NFL

Giants draftees stuck in lockout limbo

They are the newest members of the Giants, sort of.

Sure, they have been chosen for the team, but are not yet allowed to be part of the team. The confounding NFL lockout means many different things to the various characters in this tedious drama. For the rookies, it means limbo. Eight fresh-faced draft picks were selected last month, summarily greeted and then cast away. Hello. Welcome. Goodbye for now. We will be in touch but we don’t know when.

“I feel like I’m on call, like I have a job but I’m on call,” Tyler Sash, a safety from Iowa selected in the sixth round, told The Post.

James Brewer, an offensive tackle from Indiana taken in the fourth round, answered a question with a question when asked what life has been like since April 29 — the day he was drafted: “Being an unemployed professional athlete?”

Yes, these are strange times around the NFL and especially with the 2011 draft class.

At least the first-round pick, cornerback Prince Amukamara, was able to get a small taste of the NFL. He was in Manhattan for the draft and during the brief lockout hiatus was able to make an appearance at the Giants Timex Performance Center facility, get a look around and actually meet his new employers in person.

None of the other seven Giants picks was as fortunate, as the lockout quickly was put back in place and the no-contact rule was back on. Brewer on draft day received a brief call from general manager Jerry Reese and a few-minute follow-up with offensive line coach Pat Flaherty. Since then, he hasn’t heard from anyone associated with the Giants.

How counter-intuitive is all this? Brewer — a starter at Indiana at right tackle — said he “saw an article” in which Reese “was kind of hinting at me possibly playing left tackle,” alluding to comments Reese made immediately after the draft. “So I’ve been doing drills and position work mainly at left tackle,” Brewer said.

Good thing Reese didn’t joke about the 323-pound Brewer playing running back.

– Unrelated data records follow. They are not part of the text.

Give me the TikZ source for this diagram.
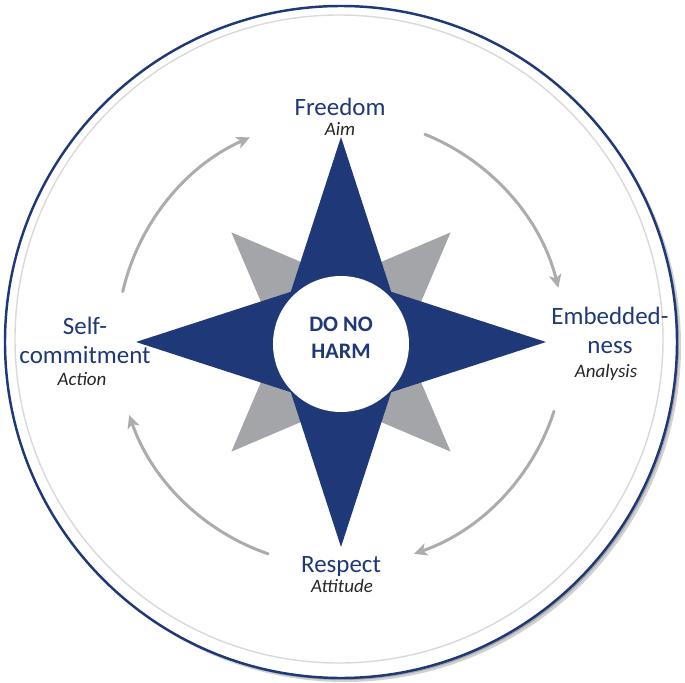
\documentclass[tikz,border=0pt]{standalone}
\usepackage{fontspec}
\setmainfont{Carlito}
\usetikzlibrary{arrows.meta}
\definecolor{navy}{RGB}{31,56,120}
\definecolor{stargray}{RGB}{163,165,168}
\definecolor{cycgray}{RGB}{170,172,174}
\tikzset{
  lab/.style={text=navy, font=\fontsize{14.2}{16}\selectfont, align=center, anchor=base, inner sep=0pt},
  sub/.style={text=black!85, font=\fontsize{10.8}{12}\selectfont\itshape, anchor=base, inner sep=0pt},
  core/.style={text=navy, font=\bfseries\fontsize{12.6}{15}\selectfont, align=center, anchor=base, inner sep=0pt},
  cyc/.style={draw=cycgray, line width=1.7pt, ->},
}
\begin{document}
\begin{tikzpicture}[scale=0.02, line join=round, line cap=round, >={Stealth[length=7.5pt, width=7pt, inset=2pt]}]
	\useasboundingbox (-341,-340) rectangle (344,342);
	\def\R{336} % outer disc
	\def\rc{68} % inner disc
	\def\ra{224} % cycle arrows
	
	% outer disc: shadow, navy rim, thin inner ring
	\fill[black!18] (4,-4) circle (\R);
	\fill[black!35] (2,-2) circle (\R);
	\draw[navy, line width=1.4pt, fill=white] (0,0) circle (\R);
	\draw[black!15, line width=0.8pt] (-2,3) circle (324);
	
	% gray star, then blue star
	\fill[stargray] (45:155)--(90:63)--(135:155)--(180:63)--(225:155)--(270:63)--(315:155)--(0:63)--cycle;
	\fill[navy] (0:205)--(45:71)--(90:205)--(135:71)--(180:205)--(225:71)--(270:205)--(315:71)--cycle;
	\fill[white] (0,-2) circle (\rc);
	\node[core] (harm) at (0,-16) {DO NO\\HARM};
	
	\node[lab] (free) at (-1,227) {Freedom};
	\node[sub] (aim) at (-1,207) {Aim};
	\node[lab] (embed) at (269,-11) {Embedded-\\ness};
	\node[sub] (ana) at (265,-35) {Analysis};
	\node[lab] (resp) at (0,-230) {Respect};
	\node[sub] (att) at (1,-250) {Attitude};
	\node[lab] (self) at (-256,-21) {Self-\\commitment};
	\node[sub] (act) at (-259,-43) {Action};
	
	\foreach \a/\b in {167/114,68/14,-18/-71,-109/-161}\draw[cyc] (\a:\ra) arc[start angle=\a, end angle=\b, radius=\ra];
\end{tikzpicture}
\end{document}
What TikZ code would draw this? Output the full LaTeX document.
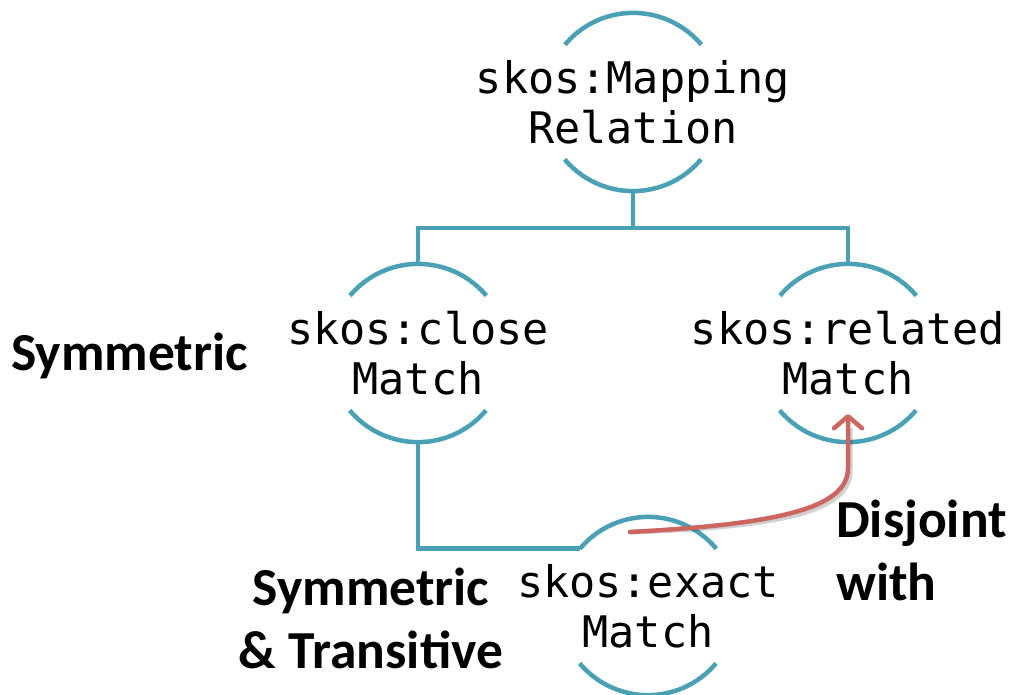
\documentclass[tikz,border=0pt]{standalone}
\usepackage{fontspec}
\setmainfont{Carlito}
\newfontfamily\monofam{DejaVu Sans Mono}
\usetikzlibrary{arrows.meta}
\definecolor{teal}{RGB}{74,160,181}
\definecolor{redline}{RGB}{205,102,96}
\tikzset{
  concept/.style={circle, minimum size=178pt, inner sep=0pt, draw=none},
  ctext/.style={font=\monofam\fontsize{43.5}{50}\selectfont, align=center, inner sep=0pt},
  prop/.style={font=\bfseries\fontsize{53.5}{63}\selectfont, inner sep=0pt},
  rim/.style={draw=teal, line width=4.5pt},
  link/.style={draw=teal, line width=4.5pt},
  disj/.style={draw=redline, line width=4.5pt, line cap=round,
    -{Straight Barb[length=12pt, width=28pt, line width=4.5pt, round]}},
  disjshadow/.style={draw=black, line width=5pt, opacity=0.18},
}
\newcommand{\rims}[1]{%
  \draw[rim] (#1.40) arc[start angle=40, end angle=140, radius=89pt];
  \draw[rim] (#1.220) arc[start angle=220, end angle=320, radius=89pt];
}
\begin{document}
\begin{tikzpicture}[x=1pt, y=1pt]
\useasboundingbox (0,0) rectangle (1011,-694);

% concept circles
\node[concept] (map) at (633,-102) {};
\node[concept] (close) at (418,-353) {};
\node[concept] (rel) at (848,-353) {};
\node[concept] (exact) at (648,-606) {};

\rims{map}
\rims{close}
\rims{rel}
\rims{exact}

% concept names
\node[ctext] (mapT) at (map.center) {skos:Mapping\\Relation};
\node[ctext] (closeT) at (close.center) {skos:close\\Match};
\node[ctext] (relT) at (rel.center) {skos:related\\Match};
\node[ctext] (exactT) at (exact.center) {skos:exact\\Match};

% hierarchy connectors
\coordinate (fork) at ([yshift=-37pt]map.south);
\draw[link] (map.south) -- (fork) -| (close.north);
\draw[link] (fork) -| (rel.north);
\draw[link] (close.south) |- (exact.140);

% disjointness arrow, with a soft shadow underneath
\coordinate (dstart) at (630,-532);
\coordinate (dtip) at (848,-414);
\draw[disjshadow, shift={(2,-3)}] (dstart) .. controls (780,-524) and (848,-508) .. (848,-468) -- (848,-425);
\draw[disj] (dstart) .. controls (780,-524) and (848,-508) .. (848,-468) -- (dtip);

% property labels
\node[prop, anchor=west] (sym) at (11,-356) {Symmetric};
\node[prop, align=center] (symtr) at (371,-618) {Symmetric\\\& Transitive};
\node[prop, align=left, anchor=west] (dis) at (836,-550) {Disjoint\\with};
\end{tikzpicture}
\end{document}
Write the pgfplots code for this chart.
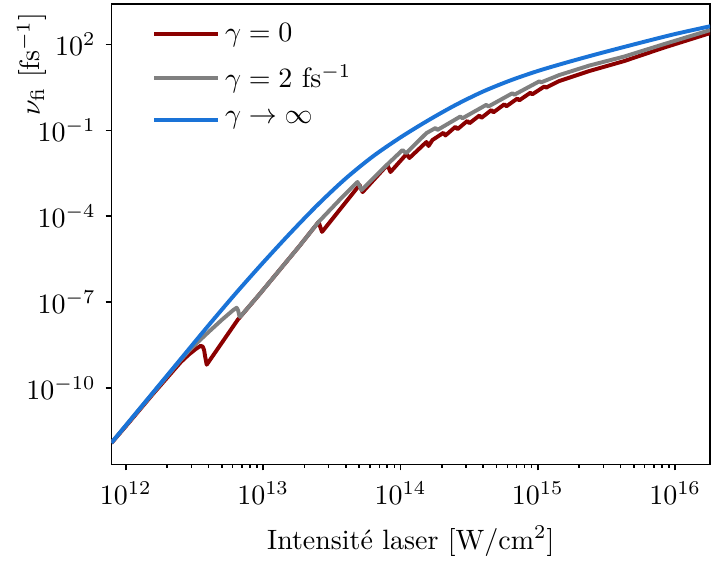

In a normal year, none of the Giants draft picks would be signed this early in the offseason but they would have been paid for attending the rookie camp, which was scheduled for May 13-15 before the lockout wiped it out. Rookies also are paid for attending the organized team activity practices, which for now also are on hold.

Brewer graduated in December; in a non-lockout year he would be getting his work done in New Jersey, participating in the “voluntary” (yeah, right) conditioning program at the Giants facility, under the watchful eyes of the Giants training staff. He already would have been immersed in the playbook, watching tapes of how the Giants offensive line operates, getting acclimated to the techniques Flaherty teaches, getting to know his new teammates and learning how the veteran lineman go about their business.

Instead, Brewer works out in Bloomington, Ind., his NFL acclimation seriously delayed.

“With the lockout the main thing that kind of hurts, it’s not necessarily the physical part, working out, staying in shape, because you can do that wherever,” Brewer said. “For me the hardest thing is not being able to get the playbook. Every day that goes by is a day that I was going to learn the plays and another day for me to understand them. If this goes on for another month, then do I report to camp without having seen a play?”

Sash is living back home in Oskaloosa, Iowa, working out down the street at William Penn University.

“It’s been a little weird not being able to contact your

coaches,” Sash said, “because I’m usually a pretty vocal person with my coaches, I like to know what’s going on. It’s been different.”

You do what you can when you’re locked out. Sash got his hands on some TV replays of Giants games and has tried to glean what he can from them.

“Just to see some of the personnel and the things they do, it’s better than nothing,” he said. “You can see guys in certain positions but sometimes you don’t know why they’re doing things. That’s where the film study or the playbook would come in handy.”

Brewer said he’s “seen David Diehl on TV” and shares the same agent (Jared Fox) as second-year guard Mitch Petrus. That’s not much to lean on as far as familiarity with the Giants offensive line.

“Got to get that chemistry

started, get a feel of how things work,” Brewer said. “I don’t want to come in and step on anybody’s toes. I know it’s different being a pro athlete than being a college athlete.”

Eli Manning’s low-key (and not very well attended) passing camp at Hoboken High School won’t suffice if late June turns to early July and there’s no lockout movement. If one of the veterans calls and says to come to Jersey for workouts, Brewer said he’s on the next flight out. Sash is on board as well.

“I would definitely embrace it,” Sash said. “I’m really not at liberty to call, being just a rookie. It’s going to be where somebody is going to give me a phone call or I’m going to see it on the news, it will be, ‘All right, it’s time to go to work,’ and I’ll be excited for that time.”